The men were dressed in grubby T-shirts and shorts and were barefoot. There was an unused chain in a third corner and two books on the floor – the Bible and the Koran, as it turned out. With the platform being raised up a few feet from the floor of the stage, the pipework was even closer and we were immediately in that small room with those men. I’m not into immersive experiences per se, but this came pretty close to that kind of theatre, while still allowing us to engage imaginatively and emotionally with the characters’ predicament.

While the stage was being set up in the darkness, we heard Ella Fitzgerald singing “Someone To Watch Over Me”, and the opening line referenced this song. This first scene was a bit surreal, as we tried to adapt to who these men were, their circumstances, how long they’d been there and so on, but what came across most strongly was the sense that they did whatever it took to survive in their prison. We got to know Adam (an American) and Edward (an Irishman) a little before the arrival of Michael, a former professor of early English and older than the other two. His emotional response to finding himself trapped in that room after being abducted from the marketplace, was very moving and hard to watch – I could feel his sense of shock and denial, and while his concern about his pear flan was funny, it was a very dark humour which emphasised the huge dislocation in his life and how enormously difficult it must have been to adjust, not only for Michael but for the other two as well.

The next scene change was covered by darkness and some eastern music, and when the lights returned the men had shifted to different corners. Adam began in the right corner and moved to the back, while Edward, who had started at the back, moved to the left corner, leaving the right corner for Michael. This change round was important: it directly illustrated that the men were taken out of the room at times, as they’d told us they were, while reinforcing that nothing else changed. Adam seemed to be cracking up about this time, and later on the others tried to help him by having a party – Michael pushed the boat out and had a large sherry (imaginary, of course). Edward sang “The Water Is Wide”, Michael offered to tell them a sad story from Old English and when Edward said they wanted a happy story, I loved the way that Michael didn’t miss a beat but simply repeated his previous line, altering “sad” to “happy” and “Old” to “Middle”. After he told his story, Adam rounded things off by singing “Amazing Grace”, and that was where they took the interval.

As they needed to remove the platform, there were several seconds of darkness before the lights went up which delayed the applause, but we had all clearly appreciated the first half. Michael Attenborough was in tonight, sitting a little behind us to our right, and I think he enjoyed the references to his father’s work during a movie discussion in an earlier scene: Adam and Edward both complained that Ghandi was too long, but Michael stood up for Attenborough’s work. The lines were funny anyway, but took on an extra layer of humour with this director.

When they restarted – more darkness – there were only two men in the room, Michael and Edward. Edward was sitting cross-legged facing his ‘wall’ and from the dialogue, refusing to eat. Michael was tucking into his meal – chicken, apparently, and surprisingly good – and in the back corner there was nothing but an empty chain.
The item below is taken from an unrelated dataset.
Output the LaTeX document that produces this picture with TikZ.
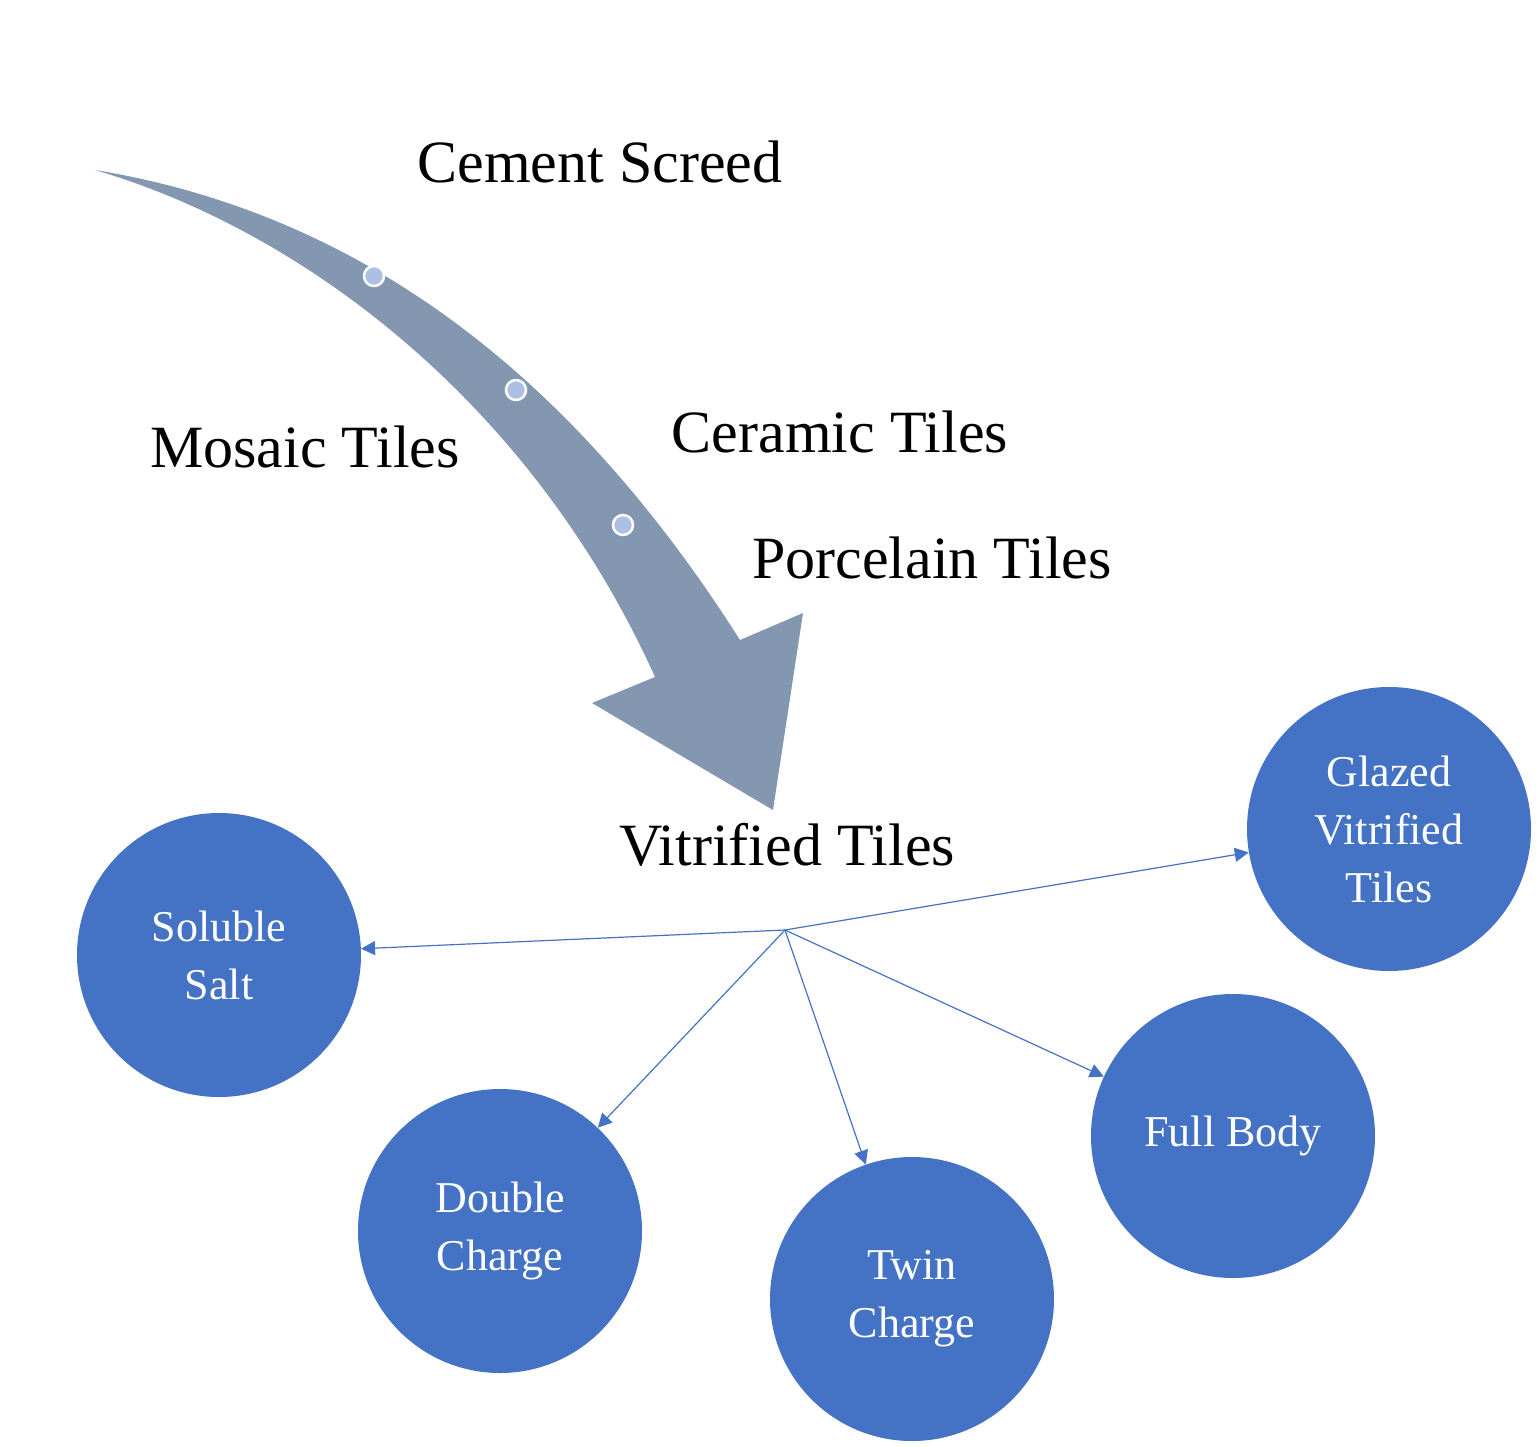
\documentclass[tikz,border=0pt]{standalone}
\usepackage{fontspec}
\setmainfont{Liberation Serif}
\usetikzlibrary{arrows.meta}
\definecolor{cblue}{HTML}{4472C4}
\definecolor{agray}{HTML}{8497B0}
\begin{document}
\begin{tikzpicture}[x=1pt,y=-1pt,
  circ/.style={circle,fill=cblue,minimum size=284pt,inner sep=0pt,text=white,font=\fontsize{44}{58}\selectfont,align=center},
  lab/.style={font=\fontsize{60}{70}\selectfont},
  dot/.style={circle,fill=cblue!45,draw=white,line width=2.5pt,minimum size=20pt,inner sep=0pt},
  con/.style={cblue,line width=1.2pt,-{Triangle[length=14pt,width=14pt]}}]
\useasboundingbox (0,0) rectangle (1536,1446);
\fill[agray] (95,170) .. controls (400,220) and (600,420) .. (740,640)
  -- (803,613) -- (773,810) -- (592,703) -- (655,677)
  .. controls (530,400) and (300,230) .. (95,170) -- cycle;
\node[dot] (d1) at (374,276) {};
\node[dot] (d2) at (516,390) {};
\node[dot] (d3) at (623,525) {};
\node[lab] (cs) at (600,162) {Cement Screed};
\node[lab] (mt) at (305,447) {Mosaic Tiles};
\node[lab] (ct) at (840,432) {Ceramic Tiles};
\node[lab] (pt) at (932,558) {Porcelain Tiles};
\node[lab] (vt) at (787,845) {Vitrified Tiles};
\node[circ] (ss) at (219,955) {Soluble\\Salt};
\node[circ] (dc) at (500,1231) {Double\\Charge};
\node[circ] (tc) at (912,1299) {Twin\\Charge};
\node[circ] (fb) at (1233,1136) {Full Body};
\node[circ] (gv) at (1389,829) {Glazed\\Vitrified\\Tiles};
\coordinate (h) at (785,930);
\draw[con] (h) -- (ss);
\draw[con] (h) -- (dc);
\draw[con] (h) -- (tc);
\draw[con] (h) -- (fb);
\draw[con] (h) -- (gv);
\end{tikzpicture}
\end{document}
Adam was missing, and while Edward was clinging on to the possibility that he was still alive but being held somewhere else, Michael went through all the evidence which told them he had been killed. Eventually Edward crumbled and acknowledged the reality of their situation; although I wasn’t completely sure myself about what had happened and whether Adam was alive or not, it seemed important that Edward accept the loss of his friend and move on.

These later scenes were both funnier and more difficult, as the two remaining hostages tried to keep their spirits up. The re-enactment of Virginia Wade’s epic 1977 Wimbledon victory over Betty Stöve was magnificently funny, but the energy could shift very quickly into sadness or tension, and we willingly went along for the ride. We also went along for the ride in the flying car, another imaginative journey which illustrated just how theatrical this play is; these men had to use their imaginations all the time to keep themselves sane, which fits in very well with a medium which relies on the audience’s imaginative ability to keep us engaged.

The final scene showed Edward about to leave, after his release had been negotiated with his captors. This would leave Michael on his own, and both men knew how difficult that would be for him, but equally both were determined not to crack. Edward found a comb in his pocket and went over to comb Michael’s hair before giving Michael the comb to return the favour. It was a small gesture, but quite touching. Finally Edward left, walking out of the room via the steps at the front of the platform, and Michael naturally went into convulsions of grief and fear at being left alone. He recovered himself and spoke some lines from a favourite poem of his, a poem which he’d talked about earlier. Despite this, he was still in a very emotional state, and I wasn’t sure how much longer he would last in that prison. But we would never find out, as that was the end of the play.

They left the platform there as the three actors took their bows, and there was plenty of applause for their tremendous performances. No doubt there would be notes from the director as well, but what he was going to find to improve was beyond me. We’re looking forward to seeing it again, as practice always helps, especially in such a dialogue-driven work as this.